Black and Jewish Reporter Natasha Lewin to Launch ‘White Privilege: Radio Play’ Podcast

(Los Angeles, CA – September 17, 2020) – If you were mixed with Black and Jewish and could pass for white, would you use your privilege to secure a job? Fictional reporter Ashley Allen faces this dilemma and others in season one of White Privilege: Radio Play, a new podcast created, written and directed by Natasha Lewin, who is Black and Jewish, a The New York Times Best Selling author and former managing editor for High Times magazine. The six-episode series debuts Friday, Sept. 18, on major podcast platforms including SpotifyApple and Stitcher. Each episode is 10-15 minutes long.

Produced by Creating, Etcetera, White Privilege: Radio Play was inspired by old testament biblical character Queen Esther, who was married to King Ahasuerus of Persia but was afraid to reveal her Jewish heritage or seek freedom for her Jewish people despite pleas from her very vocal family member Mordecai.

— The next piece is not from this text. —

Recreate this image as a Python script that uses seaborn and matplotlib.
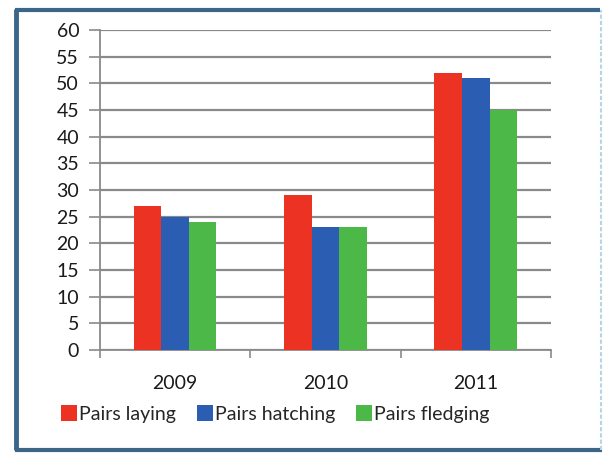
import matplotlib
matplotlib.use("Agg")
import matplotlib.pyplot as plt
from matplotlib.lines import Line2D
import seaborn as sns
import pandas as pd

years = ["2009", "2010", "2011"]
series = ["Pairs laying", "Pairs hatching", "Pairs fledging"]
pairs_laying = [27, 29, 52]
pairs_hatching = [25, 23, 51]
pairs_fledging = [24, 23, 45]
colors = ["#ec3223", "#2b5db2", "#4cb848"]

rows = []
for s, vals in zip(series, [pairs_laying, pairs_hatching, pairs_fledging]):
    for y, v in zip(years, vals):
        rows.append({"Year": y, "Series": s, "Pairs": v})
df = pd.DataFrame(rows)

sns.set_theme(style="white")
plt.rcParams["font.family"] = ["Lato", "DejaVu Sans"]

fig = plt.figure(figsize=(6.07, 4.53), dpi=100)
fig.patch.set_facecolor("white")
ax = fig.add_axes([0.1647, 0.2274, 0.743, 0.7064])

sns.barplot(data=df, x="Year", y="Pairs", hue="Series", hue_order=series,
            order=years, palette=colors, width=0.55, gap=0, saturation=1,
            errorbar=None, legend=False, ax=ax, zorder=3)
for p in ax.patches:
    p.set_linewidth(0)

ax.set_ylim(0, 60)
ax.set_xlim(-0.5, 2.5)
ax.set_yticks(range(0, 61, 5))
ax.yaxis.grid(True, color="#8a8a8a", linewidth=1.6, zorder=0)
ax.set_axisbelow(True)
ax.set_xlabel("")
ax.set_ylabel("")

for side in ["top", "right"]:
    ax.spines[side].set_visible(False)
ax.spines["left"].set_color("#8a8a8a")
ax.spines["left"].set_linewidth(1.3)
ax.spines["bottom"].set_color("#8a8a8a")
ax.spines["bottom"].set_linewidth(1.3)

ax.tick_params(axis="y", which="major", length=8, width=1.2, color="#8a8a8a",
               labelsize=14, labelcolor="#1a1a1a", pad=7, left=True)
ax.set_xticks([-0.5, 0.5, 1.5, 2.5], minor=True)
ax.tick_params(axis="x", which="minor", length=6, width=1.2, color="#8a8a8a", bottom=True)
ax.tick_params(axis="x", which="major", length=0, labelsize=14,
               labelcolor="#1a1a1a", pad=18)

handles = [Line2D([0], [0], marker="s", linestyle="none", markersize=11,
                  markerfacecolor=c, markeredgewidth=0) for c in colors]
fig.legend(handles, series, loc="center", bbox_to_anchor=(0.452, 0.086),
           ncol=3, frameon=False, prop={"size": 14},
           handletextpad=0.0, columnspacing=1.0, handlelength=1.0)

# outer frame: dark on left, top and bottom, pale on the right
frame = "#3b6687"
fig.add_artist(Line2D([0.026, 0.026], [0.007, 0.98], transform=fig.transFigure,
                      color=frame, linewidth=3.5, solid_capstyle="butt"))
fig.add_artist(Line2D([0.024, 0.988], [0.979, 0.979], transform=fig.transFigure,
                      color=frame, linewidth=3.0, solid_capstyle="butt"))
fig.add_artist(Line2D([0.024, 0.992], [0.007, 0.007], transform=fig.transFigure,
                      color=frame, linewidth=3.0, solid_capstyle="butt"))
fig.add_artist(Line2D([0.990, 0.990], [0.007, 0.979], transform=fig.transFigure,
                      color="#b9d3e6", linewidth=1.5, linestyle=(0, (2, 1))))

fig.savefig("out.png", dpi=100, facecolor="white")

“Like biblical Esther, our modern day Ashley Allen has been granted favor in the eyes of white America,” Lewin explains in the series trailer. “She’s given the keys to a cushy carefree world most races and religions will never have access to. As she slips further into the undertow of entitlement, Ashley is called to speak up and speak out against bigotry and hate, starting first with a career she worked so hard to build. And then with her own relationships and family.”

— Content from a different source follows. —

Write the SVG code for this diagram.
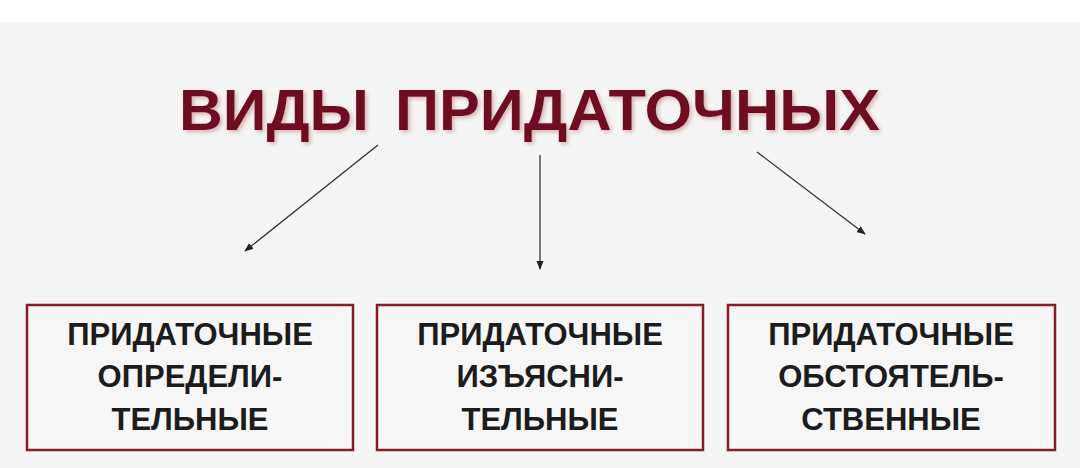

The series chronicles Ashley’s struggle to be accepted by her Black media peers, cope with finding success as an on air personality for a conservative mainstream media network while passing for white, fight to get her battle with alcohol in order, confront racism and honor monogamy. The riveting podcast series released during a pandemic, heightened racial tension and social unrest has parallels to Lewin’s real life experiences as the daughter of a Jewish father and African American mother.

“White folks can be their worst when they think they’re among their own,” she explains. “If you ever meet me in person, ask about my six days in Kentucky in 1995. The last words my parents said as they dropped me off: ‘Just don’t tell anybody what you are.’ Sorry Blumhouse, your horror stories don’t even come close.”

While Lewin can identify with Ashley, she is proud to celebrate her ethnicity. “I can’t quit Black or change Jewish like it’s a job or a pair of shoes,” she says. “Some people can and do, but not me. God chose my parents. He made me the way I am for a reason. I don’t take these gifts in vain.”